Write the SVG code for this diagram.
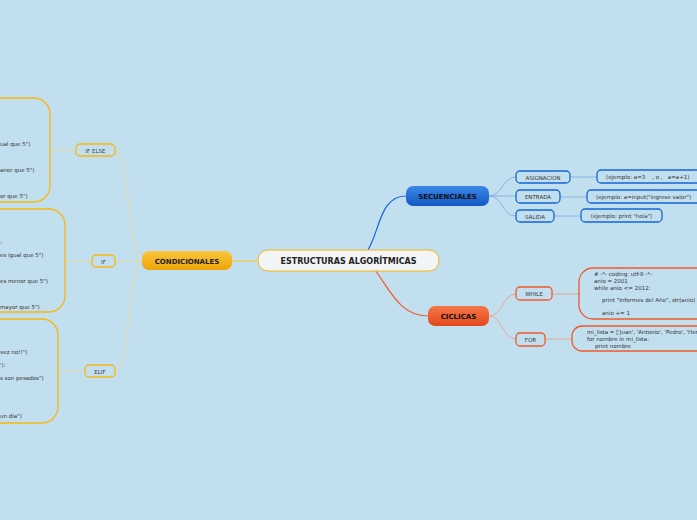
<svg xmlns="http://www.w3.org/2000/svg" width="697" height="520" viewBox="0 0 697 520">
<style>
text{font-family:"DejaVu Sans",sans-serif;font-size:5.5px;fill:#333}
.y{fill:#c2dff0;stroke:#f7b70e;stroke-width:1.3}
.b{fill:#c2dff0;stroke:#1665d8;stroke-width:1.3}
.o{fill:#c2dff0;stroke:#f05a28;stroke-width:1.3}
.c{text-anchor:middle}
</style>
<defs>
<linearGradient id="gy" x1="0" y1="0" x2="0" y2="1"><stop offset="0" stop-color="#fbc63a"/><stop offset="1" stop-color="#eda40a"/></linearGradient>
<linearGradient id="gb" x1="0" y1="0" x2="0" y2="1"><stop offset="0" stop-color="#3d87e8"/><stop offset="1" stop-color="#1257c4"/></linearGradient>
<linearGradient id="go" x1="0" y1="0" x2="0" y2="1"><stop offset="0" stop-color="#f5784a"/><stop offset="1" stop-color="#e4481c"/></linearGradient>
</defs>
<rect width="697" height="520" fill="#c2dff0"/>
<g id="connectors" fill="none">
<path d="M258 261 H232" stroke="#f7c640" stroke-width="1.2"/>
<path d="M368 250 C380 230 380 196 406 196" stroke="#1665d8" stroke-width="1.2"/>
<path d="M375 270 C390 290 400 316 428 316" stroke="#f05a28" stroke-width="1.2"/>
<g stroke="#f5d48a" stroke-width="0.8">
<path d="M142 261 C128 261 130 150 115 150"/><path d="M142 261 H115"/><path d="M142 261 C128 261 130 371 115 371"/>
<path d="M76 150 H50"/><path d="M92 261 H65"/><path d="M85 371 H58"/>
</g>
<g stroke="#7aa8e0" stroke-width="0.8">
<path d="M489 196 C503 196 502 177 516 177"/><path d="M489 196 H516"/><path d="M489 196 C503 196 502 216 516 216"/>
<path d="M570 177 H597"/><path d="M560 197 H587"/><path d="M554 216 H581"/>
</g>
<g stroke="#ee9a80" stroke-width="0.8">
<path d="M489 316 C503 316 502 294 516 294"/><path d="M489 316 C503 316 502 339 516 339"/>
<path d="M552 294 H579"/><path d="M545 339 H572"/>
</g>
</g>
<g id="root"><rect x="258" y="250" width="181" height="21" rx="10" fill="#f2f4f6" stroke="#f7b70e" stroke-width="1"/><text x="348.5" y="264" class="c" style="font-size:8px;font-weight:bold;fill:#222">ESTRUCTURAS ALGORÍTMICAS</text></g>
<g id="condicionales"><rect x="142" y="251" width="90" height="19" rx="7" fill="url(#gy)"/><text x="187" y="264" class="c" style="font-size:7px;font-weight:bold;fill:#222">CONDICIONALES</text></g>
<g id="secuenciales"><rect x="406" y="186" width="83" height="20" rx="7" fill="url(#gb)"/><text x="447.5" y="199" class="c" style="font-size:7px;font-weight:bold;fill:#111">SECUENCIALES</text></g>
<g id="ciclicas"><rect x="428" y="306" width="61" height="20" rx="7" fill="url(#go)"/><text x="458.5" y="319" class="c" style="font-size:7px;font-weight:bold;fill:#111">CICLICAS</text></g>
<g id="ifelse"><rect class="y" x="76" y="144" width="39" height="12" rx="4"/><text x="95.5" y="152.5" class="c">IF ELSE</text></g>
<g id="if"><rect class="y" x="92" y="255" width="23" height="12" rx="4"/><text x="103.5" y="263.5" class="c">IF</text></g>
<g id="elif"><rect class="y" x="85" y="365" width="30" height="12" rx="4"/><text x="100" y="373.5" class="c">ELIF</text></g>
<g id="ifelse-code"><rect class="y" x="-30" y="98" width="80" height="104" rx="16"/><text x="0" y="146">ual que 5")</text><text x="0" y="172">anor que 5")</text><text x="0" y="198">or que 5")</text></g>
<g id="if-code"><rect class="y" x="-30" y="209" width="95" height="103" rx="16"/><text x="0" y="244">:</text><text x="0" y="257">es igual que 5")</text><text x="0" y="283">es menor que 5")</text><text x="0" y="309">mayor que 5")</text></g>
<g id="elif-code"><rect class="y" x="-30" y="319" width="88" height="104" rx="16"/><text x="0" y="354">vez no!!")</text><text x="0" y="367">'):</text><text x="0" y="380">s son pesados")</text><text x="0" y="418">un dia")</text></g>
<g id="asignacion"><rect class="b" x="516" y="171" width="54" height="12" rx="4"/><text x="543" y="179.5" class="c">ASIGNACIÓN</text></g>
<g id="entrada"><rect class="b" x="516" y="190" width="44" height="13" rx="4"/><text x="538" y="199" class="c">ENTRADA</text></g>
<g id="salida"><rect class="b" x="516" y="210" width="38" height="12" rx="4"/><text x="535" y="218.5" class="c">SALIDA</text></g>
<g id="asig-ej"><rect class="b" x="597" y="170" width="110" height="13" rx="4"/><text x="606" y="179" style="white-space:pre">(ejemplo: a=3    , o ,   a=a+1)</text></g>
<g id="ent-ej"><rect class="b" x="587" y="190" width="120" height="13" rx="4"/><text x="596" y="199">(ejemplo: a=input("ingrese valor")</text></g>
<g id="sal-ej"><rect class="b" x="581" y="209" width="81" height="13" rx="4"/><text x="621.5" y="218" class="c">(ejemplo: print "hola")</text></g>
<g id="while"><rect class="o" x="516" y="287" width="36" height="13" rx="4"/><text x="534" y="296" class="c">WHILE</text></g>
<g id="for"><rect class="o" x="516" y="333" width="29" height="13" rx="4"/><text x="530.5" y="342" class="c">FOR</text></g>
<g id="while-code"><rect class="o" x="579" y="268" width="140" height="51" rx="14"/><text x="594" y="276">#  -*- coding: utf-8 -*-</text><text x="594" y="283">anio = 2001</text><text x="594" y="290">while anio &lt;= 2012:</text><text x="602" y="302">print "Informes del Año", str(anio)</text><text x="602" y="315">anio += 1</text></g>
<g id="for-code"><rect class="o" x="572" y="326" width="140" height="25" rx="10"/><text x="587" y="334">mi_lista = ['Juan', 'Antonio', 'Pedro', 'Herminio']</text><text x="587" y="341">for nombre in mi_lista:</text><text x="595" y="348">print nombre</text></g>
</svg>
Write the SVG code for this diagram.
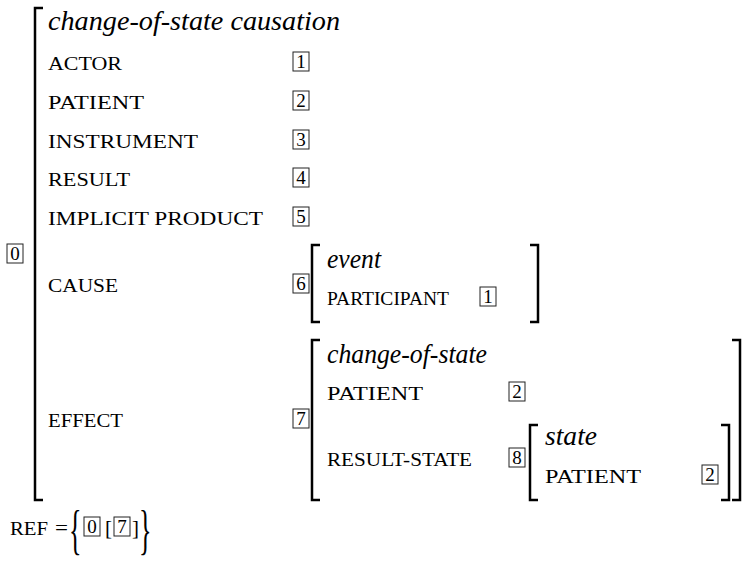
<svg xmlns="http://www.w3.org/2000/svg" width="746" height="562" viewBox="0 0 746 562" font-family="Liberation Serif, Times New Roman, DejaVu Serif, serif">
  <style>
    .type { font-style: italic; font-size: 27px; }
    .sc { font-size: 18px; }
    .tag { font-size: 19px; text-anchor: middle; }
    .op { font-size: 22px; }
    .box { fill: none; stroke: #222; stroke-width: 1; }
    .brk { fill: none; stroke: #000; stroke-width: 2.5; stroke-linecap: butt; }
  </style>

  <!-- outer matrix -->
  <g id="avm-main">
    <path class="brk" d="M43 8 H35 V500 H43"/>
    <rect class="box" x="7" y="244" width="16" height="19"/>
    <text class="tag" x="15" y="260" textLength="9.5" lengthAdjust="spacingAndGlyphs">0</text>

    <text class="type" x="48" y="30" textLength="292" lengthAdjust="spacingAndGlyphs">change-of-state causation</text>

    <text class="sc" x="48" y="70" textLength="74" lengthAdjust="spacingAndGlyphs">ACTOR</text>
    <rect class="box" x="293" y="52" width="16" height="19"/>
    <text class="tag" x="301" y="68" textLength="9.5" lengthAdjust="spacingAndGlyphs">1</text>

    <text class="sc" x="48" y="109" textLength="96" lengthAdjust="spacingAndGlyphs">PATIENT</text>
    <rect class="box" x="293" y="91" width="16" height="19"/>
    <text class="tag" x="301" y="107" textLength="9.5" lengthAdjust="spacingAndGlyphs">2</text>

    <text class="sc" x="48" y="148" textLength="150" lengthAdjust="spacingAndGlyphs">INSTRUMENT</text>
    <rect class="box" x="293" y="130" width="16" height="19"/>
    <text class="tag" x="301" y="146" textLength="9.5" lengthAdjust="spacingAndGlyphs">3</text>

    <text class="sc" x="48" y="186" textLength="82" lengthAdjust="spacingAndGlyphs">RESULT</text>
    <rect class="box" x="293" y="168" width="16" height="19"/>
    <text class="tag" x="301" y="184" textLength="9.5" lengthAdjust="spacingAndGlyphs">4</text>

    <text class="sc" x="48" y="225" textLength="215" lengthAdjust="spacingAndGlyphs">IMPLICIT PRODUCT</text>
    <rect class="box" x="293" y="207" width="16" height="19"/>
    <text class="tag" x="301" y="223" textLength="9.5" lengthAdjust="spacingAndGlyphs">5</text>

    <text class="sc" x="48" y="292" textLength="70" lengthAdjust="spacingAndGlyphs">CAUSE</text>
    <rect class="box" x="293" y="274" width="16" height="19"/>
    <text class="tag" x="301" y="290" textLength="9.5" lengthAdjust="spacingAndGlyphs">6</text>

    <text class="sc" x="48" y="427" textLength="75" lengthAdjust="spacingAndGlyphs">EFFECT</text>
    <rect class="box" x="293" y="409" width="16" height="19"/>
    <text class="tag" x="301" y="425" textLength="9.5" lengthAdjust="spacingAndGlyphs">7</text>
  </g>

  <!-- CAUSE value -->
  <g id="avm-cause">
    <path class="brk" d="M320 245 H312 V322 H320"/>
    <path class="brk" d="M530 245 H538 V322 H530"/>
    <text class="type" x="327" y="268" textLength="54" lengthAdjust="spacingAndGlyphs">event</text>
    <text class="sc" x="327" y="305" textLength="122" lengthAdjust="spacingAndGlyphs">PARTICIPANT</text>
    <rect class="box" x="480" y="287" width="16" height="19"/>
    <text class="tag" x="488" y="303" textLength="9.5" lengthAdjust="spacingAndGlyphs">1</text>
  </g>

  <!-- EFFECT value -->
  <g id="avm-effect">
    <path class="brk" d="M320 340 H312 V500 H320"/>
    <path class="brk" d="M732 340 H740 V500 H732"/>
    <text class="type" x="327" y="363" textLength="160" lengthAdjust="spacingAndGlyphs">change-of-state</text>
    <text class="sc" x="327" y="400" textLength="96" lengthAdjust="spacingAndGlyphs">PATIENT</text>
    <rect class="box" x="509" y="382" width="16" height="19"/>
    <text class="tag" x="517" y="398" textLength="9.5" lengthAdjust="spacingAndGlyphs">2</text>
    <text class="sc" x="327" y="466" textLength="145" lengthAdjust="spacingAndGlyphs">RESULT-STATE</text>
    <rect class="box" x="509" y="448" width="16" height="19"/>
    <text class="tag" x="517" y="464" textLength="9.5" lengthAdjust="spacingAndGlyphs">8</text>
  </g>

  <!-- RESULT-STATE value -->
  <g id="avm-state">
    <path class="brk" d="M538 425 H530 V500 H538"/>
    <path class="brk" d="M721 425 H729 V500 H721"/>
    <text class="type" x="545" y="445" textLength="52" lengthAdjust="spacingAndGlyphs">state</text>
    <text class="sc" x="545" y="483" textLength="96" lengthAdjust="spacingAndGlyphs">PATIENT</text>
    <rect class="box" x="702" y="465" width="16" height="19"/>
    <text class="tag" x="710" y="481" textLength="9.5" lengthAdjust="spacingAndGlyphs">2</text>
  </g>

  <!-- reentrancy set -->
  <g id="ref">
    <text class="sc" x="10" y="535" textLength="38" lengthAdjust="spacingAndGlyphs">REF</text>
    <text class="op" x="55" y="535" textLength="13" lengthAdjust="spacingAndGlyphs">=</text>
    <text transform="translate(69 548) scale(0.5 1.05)" font-size="52" textLength="25" lengthAdjust="spacingAndGlyphs">{</text>
    <rect class="box" x="84" y="517" width="16" height="19"/>
    <text class="tag" x="92" y="533" textLength="9.5" lengthAdjust="spacingAndGlyphs">0</text>
    <text class="op" x="105" y="535" textLength="7" lengthAdjust="spacingAndGlyphs">[</text>
    <rect class="box" x="114" y="517" width="16" height="19"/>
    <text class="tag" x="122" y="533" textLength="9.5" lengthAdjust="spacingAndGlyphs">7</text>
    <text class="op" x="132" y="535" textLength="7" lengthAdjust="spacingAndGlyphs">]</text>
    <text transform="translate(139 548) scale(0.5 1.05)" font-size="52" textLength="25" lengthAdjust="spacingAndGlyphs">}</text>
  </g>
</svg>
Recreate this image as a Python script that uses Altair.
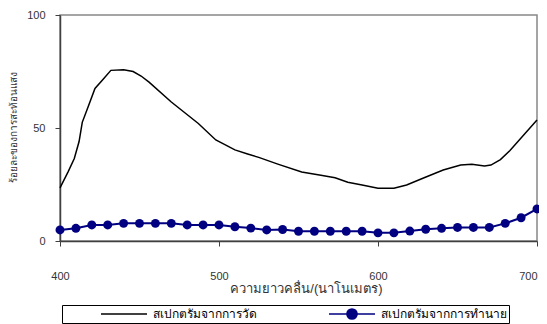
import altair as alt
import pandas as pd

# ---- data ----
series_names = ["สเปกตรัมจากการวัด", "สเปกตรัมจากการทำนาย"]

measured_wl = [400, 405, 409, 412, 414, 418, 422, 427, 432, 440, 446, 451, 456,
               470, 487, 498, 504, 510, 518, 525, 537, 552, 565, 573, 581, 590,
               600, 610, 618, 629, 641, 652, 659, 667, 671, 677, 683, 700]
measured_val = [23.5, 30.5, 36.5, 44.0, 52.5, 60.0, 67.5, 71.5, 75.5, 75.8, 75.0, 73.0, 70.3,
                61.5, 52.0, 44.7, 42.5, 40.3, 38.5, 37.0, 34.0, 30.5, 29.0, 28.0, 26.0, 24.8,
                23.3, 23.3, 24.8, 28.0, 31.4, 33.6, 34.0, 33.2, 33.6, 36.0, 40.0, 53.5]

pred_wl = [400, 410, 420, 430, 440, 450, 460, 470, 480, 490, 500, 510, 520, 530, 540, 550,
           560, 570, 580, 590, 600, 610, 620, 630, 640, 650, 660, 670, 680, 690, 700]
pred_val = [4.9, 5.6, 7.1, 7.1, 7.8, 7.8, 7.8, 7.8, 7.1, 7.1, 7.1, 6.3, 5.7, 4.9, 5.1, 4.3,
            4.3, 4.3, 4.3, 4.3, 3.6, 3.6, 4.4, 5.2, 5.6, 6.0, 6.0, 6.0, 7.8, 10.3, 14.2]

x_ticks = [400, 500, 600, 700]
y_ticks = [0, 50, 100]
x_title = "ความยาวคลื่น/(นาโนเมตร)"
y_title = "ร้อยละของการสะท้อนแสง"

df_m = pd.DataFrame({"wl": measured_wl, "val": measured_val, "series": series_names[0]})
df_p = pd.DataFrame({"wl": pred_wl, "val": pred_val, "series": series_names[1]})

FONT = "Liberation Sans, Arial, sans-serif"
NAVY = "#000080"

color_scale = alt.Scale(domain=series_names, range=["#000000", NAVY])
LINE = "M-1,0L1,0"
LINE_DOT = "M-1,0L1,0M0.22,0A0.22,0.22,0,1,1,-0.22,0A0.22,0.22,0,1,1,0.22,0Z"
shape_scale = alt.Scale(domain=series_names, range=[LINE, LINE_DOT])

NBSP = "\u00a0" * 10
legend = alt.Legend(
    orient="none", legendX=2, legendY=290, direction="horizontal",
    title="\u00a0", titleOrient="left", titlePadding=36,
    strokeColor="black", fillColor="white", padding=2,
    symbolSize=2116, symbolStrokeWidth=1.6, symbolFillColor=NAVY, symbolOpacity=1,
    clipHeight=14, columnPadding=71,
    labelExpr=f"datum.value == '{series_names[1]}' ? datum.label + '{NBSP}' : datum.label",
    labelFontSize=12, labelFont=FONT, labelColor="#000000", labelOffset=5,
)

x_enc = alt.X("wl:Q", scale=alt.Scale(domain=[400, 700], nice=False, zero=False),
              axis=alt.Axis(values=x_ticks, title=x_title, labelPadding=24, labelFlush=False,
                            labelAlign={"condition": {"test": f"datum.value == {x_ticks[-1]}",
                                                      "value": "right"},
                                        "value": "center"},
                            titleX=246, titleY=41, titleBaseline="top",
                            titleAlign="center", titleFontSize=13))
y_enc = alt.Y("val:Q", scale=alt.Scale(domain=[0, 100], nice=False),
              axis=alt.Axis(values=y_ticks, title=y_title, labelPadding=10,
                            titleX=-47, titleY=112, titleAlign="center",
                            titleBaseline="middle", titleFontSize=10))

base_m = alt.Chart(df_m)
base_p = alt.Chart(df_p)

line_m = base_m.mark_line(strokeWidth=1.5).encode(
    x=x_enc, y=y_enc,
    color=alt.Color("series:N", scale=color_scale, legend=legend))
line_p = base_p.mark_line(strokeWidth=2).encode(
    x=x_enc, y=y_enc,
    color=alt.Color("series:N", scale=color_scale, legend=legend))
pts_p = base_p.mark_point(filled=True, size=80, opacity=1, color=NAVY).encode(
    x=x_enc, y=y_enc)
legend_only = base_p.transform_filter("false").mark_point(
    filled=False, fill=NAVY, opacity=1).encode(
    x=x_enc, y=y_enc,
    color=alt.Color("series:N", scale=color_scale, legend=legend),
    shape=alt.Shape("series:N", scale=shape_scale, legend=legend))

chart = alt.layer(line_m, line_p, pts_p, legend_only).properties(
    width=477, height=226,
    autosize=alt.AutoSizeParams(type="none"),
    padding={"left": 52, "top": 7, "right": 2, "bottom": 83},
).configure_view(
    stroke="#888888", strokeWidth=1.5
).configure_axis(
    grid=False, domainColor="#404040", domainWidth=1.5, tickColor="#404040",
    tickSize=5, tickWidth=1, labelColor="#333333", labelFontSize=11, labelFont=FONT,
    titleFont=FONT, titleFontWeight="normal", titleColor="#333333",
)

chart.save("out.html", embed_options={"renderer": "svg", "actions": False})
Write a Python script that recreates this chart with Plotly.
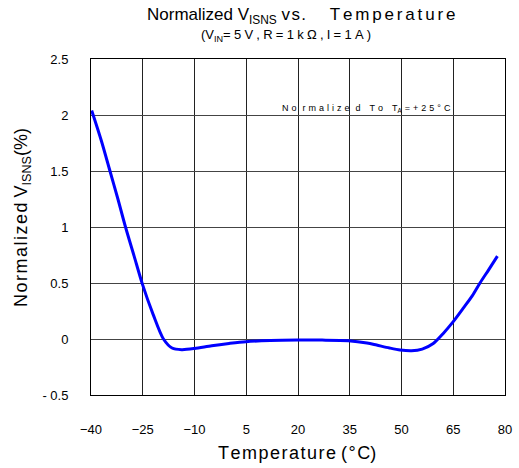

What you should do: Take every line from the data above that holds "script" and copy it out.

Exercise result:
Recreate this image as a Python script that uses Altair.
Write a Python script that recreates this chart with Plotly.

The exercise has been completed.